Afghan refugees deported

April 16, 2003


Afghan refugees, some of whom have lived in Australia for three years, are being taken from their houses in the early hours of the morning and put into detention because the immigration department argues that they are not from Afghanistan. Some are being deported.

Riz Wakil, an Afghan refugee living in Sydney, told Green Left Weekly that many Afghans have received letters from the immigration department in recent months that say things like, “based on the evidence we have, we don’t believe that you have reason to fear for your life”, or “we believe you didn’t give us enough information about your travel to Australia, the way you made your journey from Afghanistan ... instead of spending three weeks in Pakistan, you really spent three months”.

The Department of Immigration and Multicultural and Indigenous Affairs requests a written explanation, which refugees have to pay a solicitor to help them prepare. “Once you’ve submitted it”, Wakil explained, “DIMIA doesn’t tell you about the progress of your application, and you don’t find out if there’s a negative outcome until the police and DIMIA officials arrive at your door and take you to detention.”

Wakil says that, to his knowledge, this has been happening on and off for the past 18 months with increasing frequency. More recently it has been at a rate of one or two per week.

Wakil explained that he has talked to refugees who have been strongly discouraged by immigration officials from appealing their detention to the Refugee Review Tribunal, as is their right. Refugees have been told that an appeal will take a long time, during which they will remain in detention, and that they will probably be unsuccessful. Three people Wakil knows have been deported after being pressured not to appeal.

Wakil told GLW: “One guy I know personally was taken from his home in Regents Park [in Sydney’s western suburbs] six weeks ago. He is still in Villawood detention centre.” This man rejected the option of paying a $10,000 security deposit to be able to leave detention for the duration of his appeal, Wakil explained. He didn’t have any way of getting the money, and when released would have no right to work or receive income support.

Wakil also knows of an Afghan refugee from Adelaide who has been detained in Baxter for 12 months because he mounted a challenge to the decision to detain him.

In early December the Sarwari family — Mohib, Fatima and their four small children — were taken from their Launceston home to Baxter detention centre. DIMIA alleged that they had lied to the department about being Afghan and were in fact from Pakistan. After a successful appeal to the Migration Review Tribunal on January 14, Fatima and her children were released to return to Launceston, but Mohib has remained in detention.

Local supporters of the Sarwaris raised enough money to send lawyer Marion Le to Afghanistan, where she obtained the equivalent of a birth certificate, and photos of the family’s relatives. This was not enough for the Refugee Review Tribunal, however, which has asked the couple to appear before the tribunal with Le and her translator.

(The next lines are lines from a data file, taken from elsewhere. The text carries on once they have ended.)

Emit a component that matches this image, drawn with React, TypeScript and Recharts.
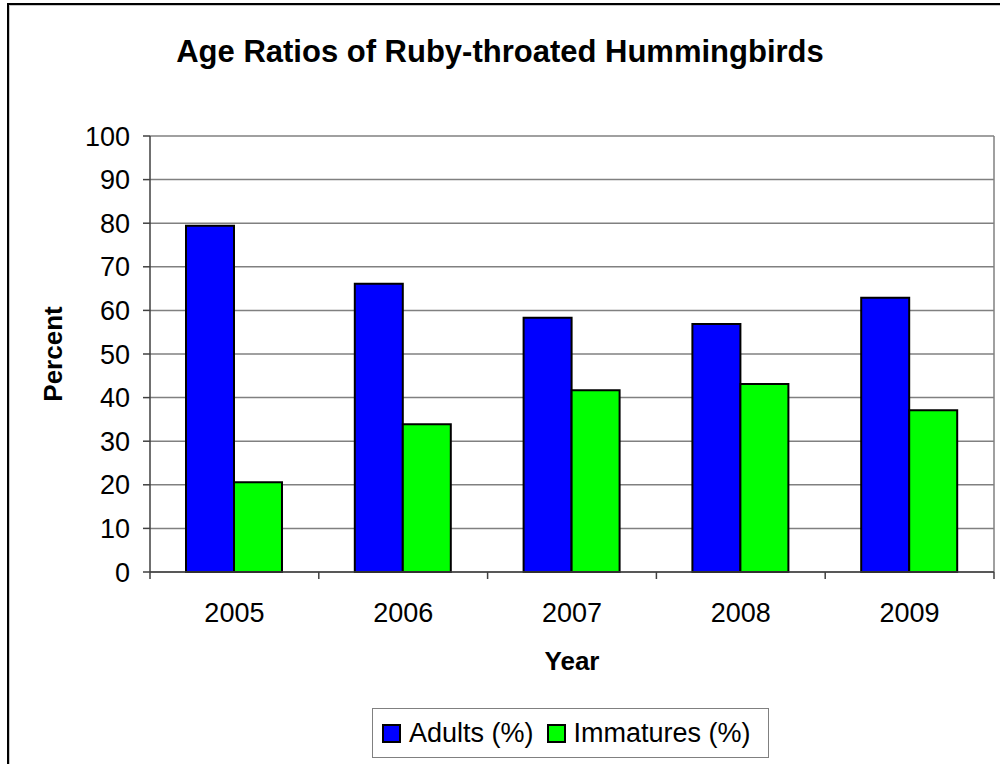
import React from "react";
import { Bar, BarChart, CartesianGrid, Legend, XAxis, YAxis } from "recharts";

const years = ["2005", "2006", "2007", "2008", "2009"];
const adults = [79.4, 66.1, 58.3, 56.9, 62.9];
const immatures = [20.6, 33.9, 41.7, 43.1, 37.1];
const yTicks = [0, 10, 20, 30, 40, 50, 60, 70, 80, 90, 100];

const data = years.map((year, i) => ({ year, adults: adults[i], immatures: immatures[i] }));

const FONT = '"Liberation Sans", Arial, sans-serif';

// category ticks: label at band centre, tick marks at band edges
function YearTick(props: any) {
  const { x, y, payload, index } = props;
  const half = payload.offset || 0;
  const last = index === years.length - 1;
  return (
    <g>
      <line x1={x - half} y1={y - 8} x2={x - half} y2={y - 1} stroke="#404040" strokeWidth={1.5} />
      {last && <line x1={x + half} y1={y - 8} x2={x + half} y2={y - 1} stroke="#404040" strokeWidth={1.5} />}
      <text x={x} y={y + 42} textAnchor="middle" fontSize={27} fill="#000" fontFamily={FONT}>
        {payload.value}
      </text>
    </g>
  );
}

function LegendBox(props: any) {
  const items = props.payload || [];
  return (
    <div
      style={{
        boxSizing: "border-box",
        width: 397,
        height: 50,
        border: "1.5px solid #808080",
        display: "flex",
        alignItems: "center",
        paddingLeft: 9,
        fontFamily: FONT,
        fontSize: 27,
        color: "#000",
        whiteSpace: "nowrap",
        overflow: "hidden",
      }}
    >
      {items.map((it: any, i: number) => (
        <div key={i} style={{ display: "flex", alignItems: "center", marginRight: 13, flexShrink: 0 }}>
          <span
            style={{
              display: "inline-block",
              boxSizing: "border-box",
              width: 19,
              height: 19,
              background: it.color,
              border: "2px solid #000",
              marginRight: 8,
            }}
          />
          <span style={{ lineHeight: "30px" }}>{it.value}</span>
        </div>
      ))}
    </div>
  );
}

export default function App() {
  return (
    <div style={{ position: "absolute", left: 0, top: 0, width: 1000, height: 764, overflow: "hidden", background: "#fff" }}>
      <div
        style={{
          position: "absolute",
          left: 7,
          top: 3,
          width: 1100,
          height: 900,
          border: "2px solid #000",
          boxShadow: "inset 1px 1px 0 #c8c8c8",
        }}
      />
      <div
        style={{
          position: "absolute",
          left: 0,
          top: 36,
          width: 1000,
          textAlign: "center",
          fontFamily: FONT,
          fontWeight: "bold",
          fontSize: 31,
          lineHeight: "31px",
          color: "#000",
        }}
      >
        Age Ratios of Ruby-throated Hummingbirds
      </div>
      <div style={{ position: "absolute", left: 0, top: 0 }}>
        <BarChart
          width={1000}
          height={764}
          data={data}
          margin={{ top: 136, right: 6, left: 0, bottom: 0 }}
          barSize={48}
          barGap={0}
        >
          <CartesianGrid
            stroke="#808080"
            strokeWidth={1.5}
            verticalCoordinatesGenerator={({ offset }: any) => [offset.left + offset.width]}
          />
          <XAxis
            dataKey="year"
            height={192}
            tickLine={false}
            axisLine={{ stroke: "#404040", strokeWidth: 1.5 }}
            tick={<YearTick />}
            interval={0}
            label={{
              value: "Year",
              position: "insideTop",
              offset: 80,
              style: { fontFamily: FONT, fontWeight: "bold", fontSize: 26, fill: "#000" },
            }}
          />
          <YAxis
            width={150}
            domain={[0, 100]}
            ticks={yTicks}
            tickSize={7}
            tickMargin={13}
            tickLine={{ stroke: "#404040", strokeWidth: 1.5 }}
            axisLine={{ stroke: "#404040", strokeWidth: 1.5 }}
            tick={{ fontFamily: FONT, fontSize: 27, fill: "#000" }}
            label={{
              value: "Percent",
              angle: -90,
              position: "insideLeft",
              offset: 53,
              style: { fontFamily: FONT, fontWeight: "bold", fontSize: 26, fill: "#000", textAnchor: "middle" },
            }}
          />
          <Legend
            verticalAlign="middle"
            layout="horizontal"
            content={<LegendBox />}
            wrapperStyle={{ left: 372, top: 708, width: 397, height: 50 }}
          />
          <Bar dataKey="adults" name="Adults (%)" fill="#0000ff" stroke="#000" strokeWidth={2} isAnimationActive={false} />
          <Bar dataKey="immatures" name="Immatures (%)" fill="#00ff00" stroke="#000" strokeWidth={2} isAnimationActive={false} />
        </BarChart>
      </div>
    </div>
  );
}
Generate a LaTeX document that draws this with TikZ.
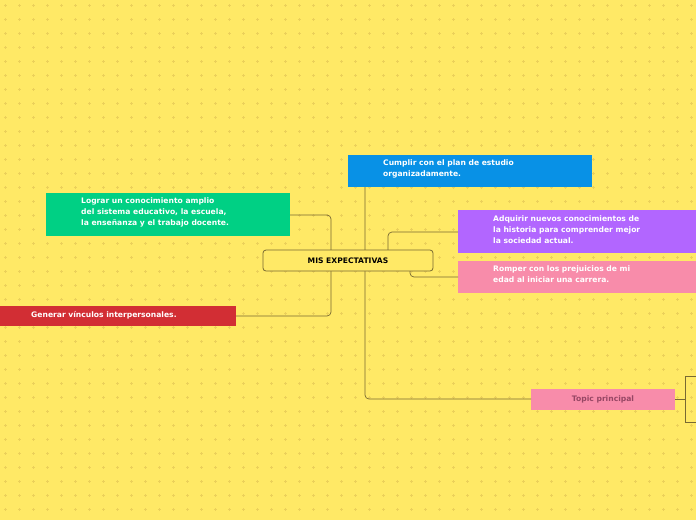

The main “evidence” used to accuse refugees of lying about being Afghan is the findings of interpreters or linguists, a procedure which has been widely criticised. “Immigration department interpreters are not Hazara”, Wakil explained. Most Afghan refugees in Australia are from the persecuted Hazara minority.

“If I have a non-Hazara interpreter, and if you send my interview tape to an analyst who is not from Hazara background, they will say, 'He’s not speaking Dari’”, Wakil explained that the Hazaras’ language is Hazaragi, not Dari. “You can say it’s a dialect of Dari, but it’s very different. It has lots of Mongolian words in it.”

Wakil also explained: “Many people speak with a Pakistani or Indian accent. We don’t have our own cinemas, radio stations or songs. Because most people don’t have access to university or college, we have to rely on whatever we have access to in order to learn. People are used to hearing Indian and Pakistani films”.

Wakil reflected the exasperation felt by many Afghan refugees, angered by the way DIMIA accuses them of lying or not being refugees. Many have their visas cancelled or applications rejected because they spent time in a third country on their way to Australia, or because they had false documentation from another country.

“We can’t get to Australia without going through other countries”, Wakil pointed out. “There are certainly no direct flights! We have to have forged documents to be able to go beyond the countries immediately neighbouring Afghanistan, documents which might say we’re Iranian or Pakistani.”

Wakil told of a refugee sent back who lasted just one week in Afghanistan, before fleeing again to Pakistan.

“Before coming to Australia, nothing meant anything to me”, Wakil explained with some emotion. “We didn’t know about women’s rights, about human rights. We didn’t know what it was like to live in a free country. Now people know what their rights and responsibilities are to other human beings. We know what it is to be fully human.

“To send us back to Afghanistan is the cruellest thing the government could do. Nothing has changed there. There is no work, no hope for the future. Knowing what sort of life is possible, we will go mad, crazy. We can’t go back.”

From Green Left Weekly, April 16, 2003.